Today, the four active frameworks—Gegenpressing, Rest Defense and Transitional Shape, Verticality, and the Transition Efficiency Model—coexist in a state of productive tension. They agree on one fundamental point: transitions are the most decisive phase of a match, and a team that manages them poorly will struggle regardless of its possession or defensive organization. The disagreements are about method. The most significant debate is between the proactive, high-risk logic of Gegenpressing and the controlled, pre-emptive logic of Rest Defense. A second debate concerns the speed of the attacking transition: Verticality advocates for immediate directness, while some Rest Defense proponents argue that a short period of possession after a turnover can allow the team to find a better attacking structure. The Transition Efficiency Model has become the common language for these debates, allowing coaches to test their assumptions with data. In practice, most elite teams use a hybrid approach, adjusting their transition behavior based on the score, the opponent, and the phase of the game.
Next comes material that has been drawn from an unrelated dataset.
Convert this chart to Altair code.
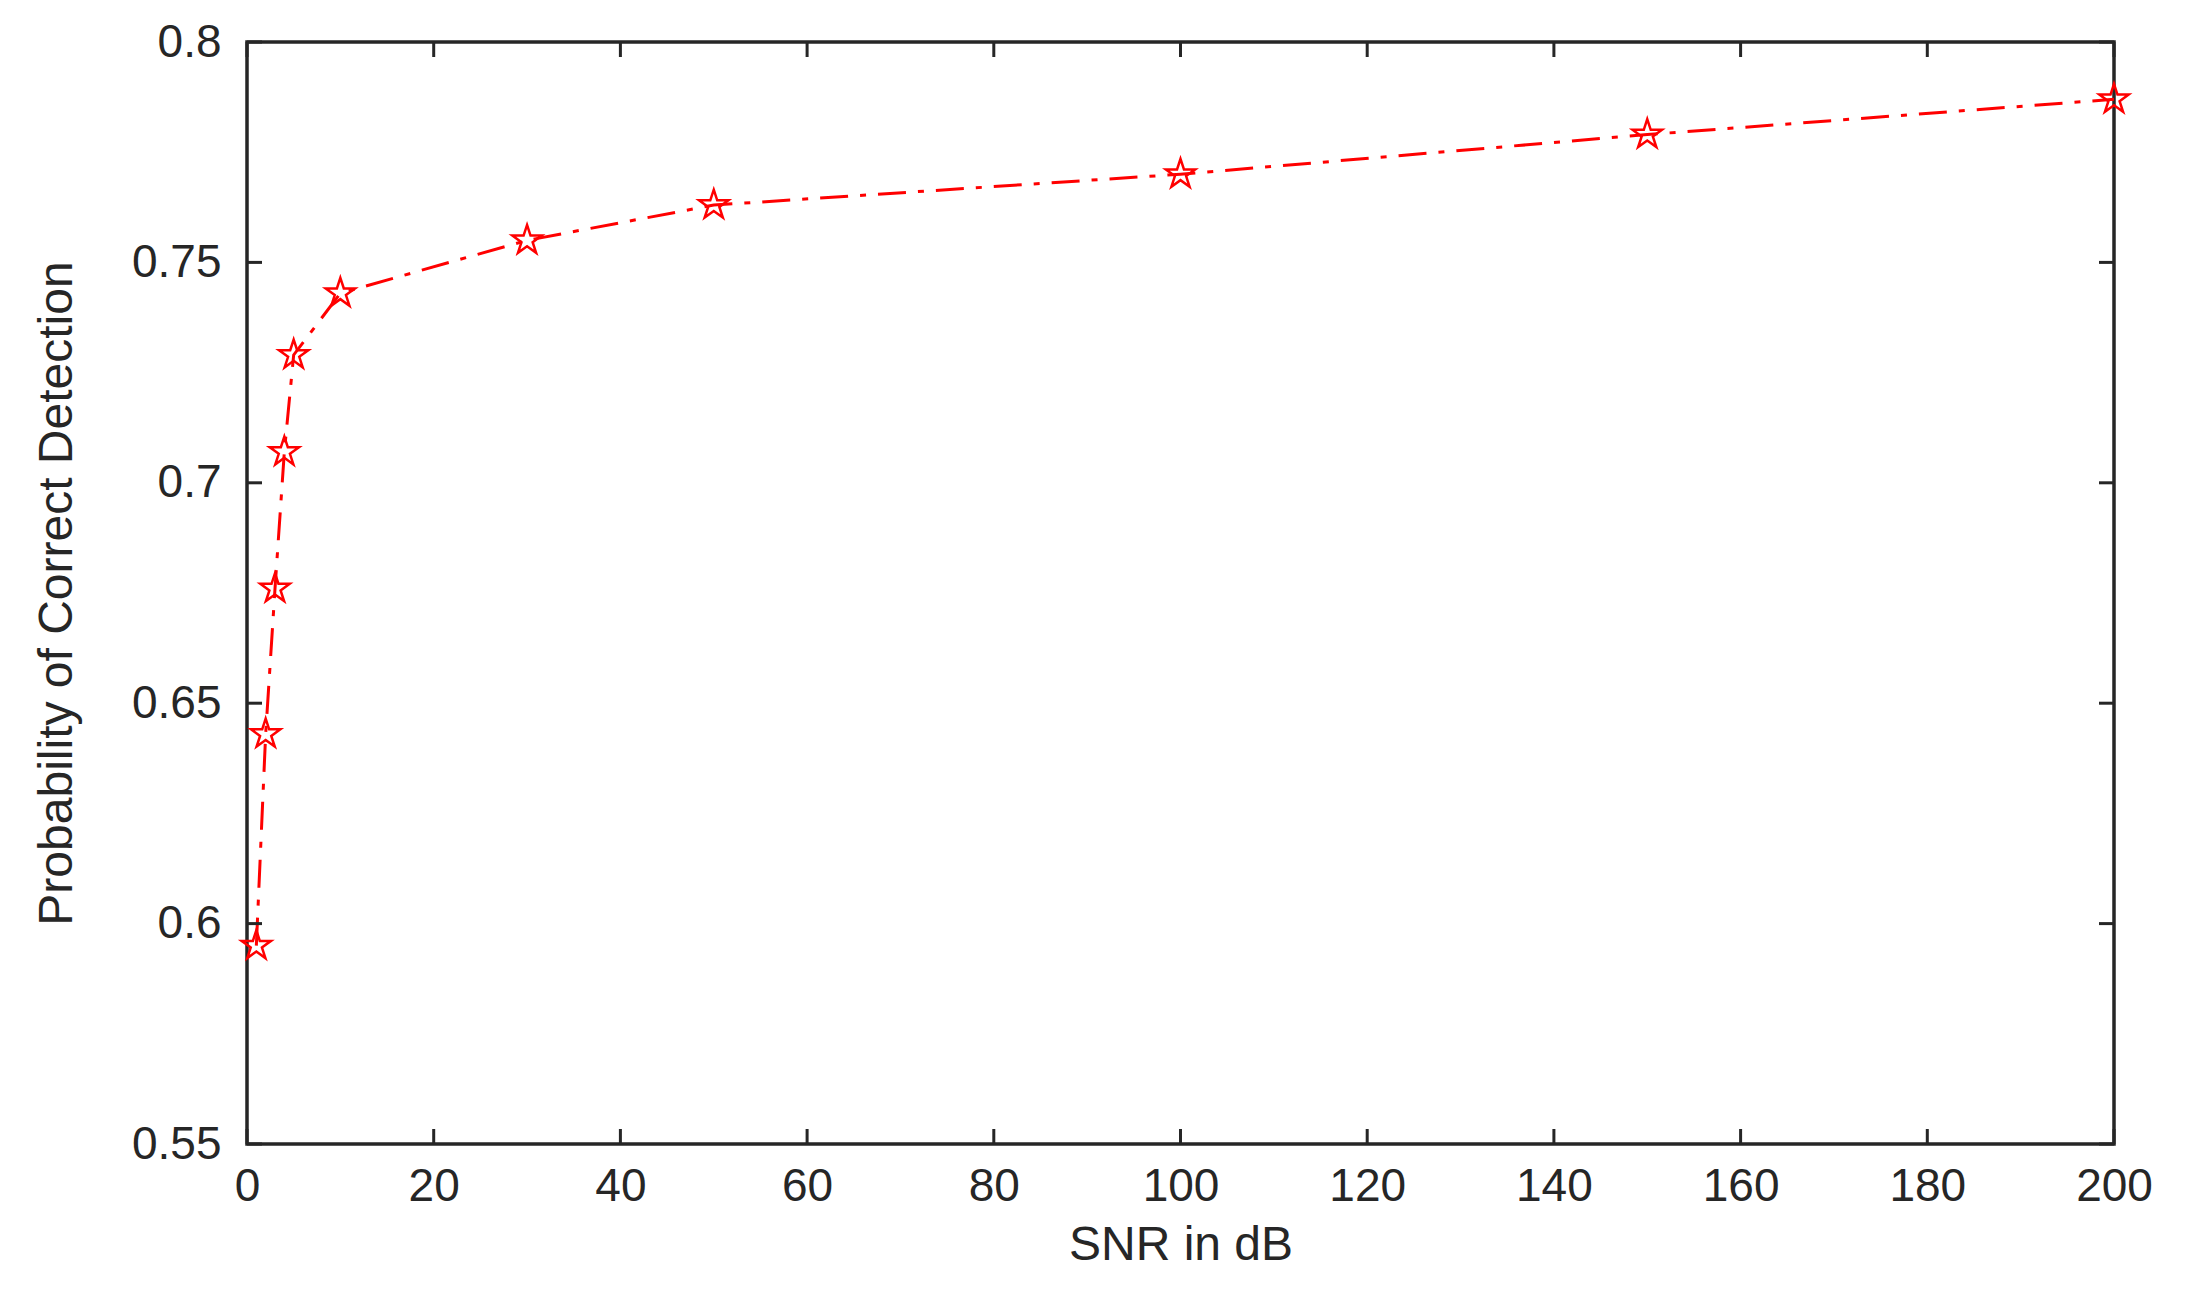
import altair as alt
import pandas as pd

snr = [1, 2, 3, 4, 5, 10, 30, 50, 100, 150, 200]
pcd = [0.595, 0.643, 0.676, 0.707, 0.729, 0.743, 0.755, 0.763, 0.770, 0.779, 0.787]
x_ticks = [0, 20, 40, 60, 80, 100, 120, 140, 160, 180, 200]
y_ticks = [0.55, 0.6, 0.65, 0.7, 0.75, 0.8]

W, H = 1867, 1102
TICK = 15
FONT = "Liberation Sans"
INK = "#262626"

df = pd.DataFrame({"snr": snr, "pcd": pcd})
dx = pd.DataFrame({"t": x_ticks})
dy = pd.DataFrame({"t": y_ticks})

xs = alt.Scale(domain=[0, 200], nice=False, zero=False)
ys = alt.Scale(domain=[0.55, 0.8], nice=False, zero=False)

star = ("M0,-1 L0.225,-0.309 L0.951,-0.309 L0.363,0.118 L0.588,0.809 "
        "L0,0.382 L-0.588,0.809 L-0.363,0.118 L-0.951,-0.309 L-0.225,-0.309 Z")

x_enc = alt.X("snr:Q", scale=xs, title="SNR in dB",
              axis=alt.Axis(values=x_ticks, ticks=False, domain=False, grid=False,
                            labelPadding=20, titlePadding=12, labelFlush=False))
y_enc = alt.Y("pcd:Q", scale=ys, title="Probability of Correct Detection",
              axis=alt.Axis(values=y_ticks, ticks=False, domain=False, grid=False,
                            format="~g", labelPadding=26, titlePadding=50,
                            labelFlush=False))

line = alt.Chart(df).mark_line(color="#ff0000", strokeWidth=3,
                               strokeDash=[28, 12, 6, 12]).encode(x=x_enc, y=y_enc)
pts = alt.Chart(df).mark_point(shape=star, filled=False, color="#ff0000",
                               strokeWidth=2.5, size=950, opacity=1).encode(x="snr:Q", y="pcd:Q")

tb = alt.Chart(dx).mark_rule(color=INK, strokeWidth=3).encode(
    x=alt.X("t:Q", scale=xs), y=alt.value(H), y2=alt.value(H - TICK))
tt = alt.Chart(dx).mark_rule(color=INK, strokeWidth=3).encode(
    x=alt.X("t:Q", scale=xs), y=alt.value(0), y2=alt.value(TICK))
tl = alt.Chart(dy).mark_rule(color=INK, strokeWidth=3).encode(
    y=alt.Y("t:Q", scale=ys), x=alt.value(0), x2=alt.value(TICK))
tr = alt.Chart(dy).mark_rule(color=INK, strokeWidth=3).encode(
    y=alt.Y("t:Q", scale=ys), x=alt.value(W), x2=alt.value(W - TICK))

chart = alt.layer(line, pts, tb, tt, tl, tr).properties(
    width=W, height=H, autosize="none", background="white",
    padding={"left": 239, "top": 34, "right": 60, "bottom": 140},
).configure_view(
    stroke=INK, strokeWidth=3.5
).configure_axis(
    labelFont=FONT, titleFont=FONT, labelFontSize=46, titleFontSize=48,
    labelColor=INK, titleColor=INK, titleFontWeight="normal",
)

chart.save("out.html", embed_options={"renderer": "svg", "actions": False})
The subfield has moved from a single, reactive tactic to a multi-framework conversation about how to turn the most chaotic moments of a match into a source of control.
The history of transition theory is a story of increasing sophistication. What began as a simple, reactive counter-attack has expanded into a set of competing frameworks that address every aspect of the turnover: how to win the ball back, how to prepare for losing it, how to attack immediately, and how to measure the results. The frameworks do not follow a simple linear progression; they coexist, challenge each other, and often blend in practice. The future of the subfield will likely involve even deeper integration of data, as the Transition Efficiency Model continues to refine our understanding of what actually works. But the core insight remains: the moment the ball changes hands is not a chaotic interruption to be endured, but a tactical phase to be mastered.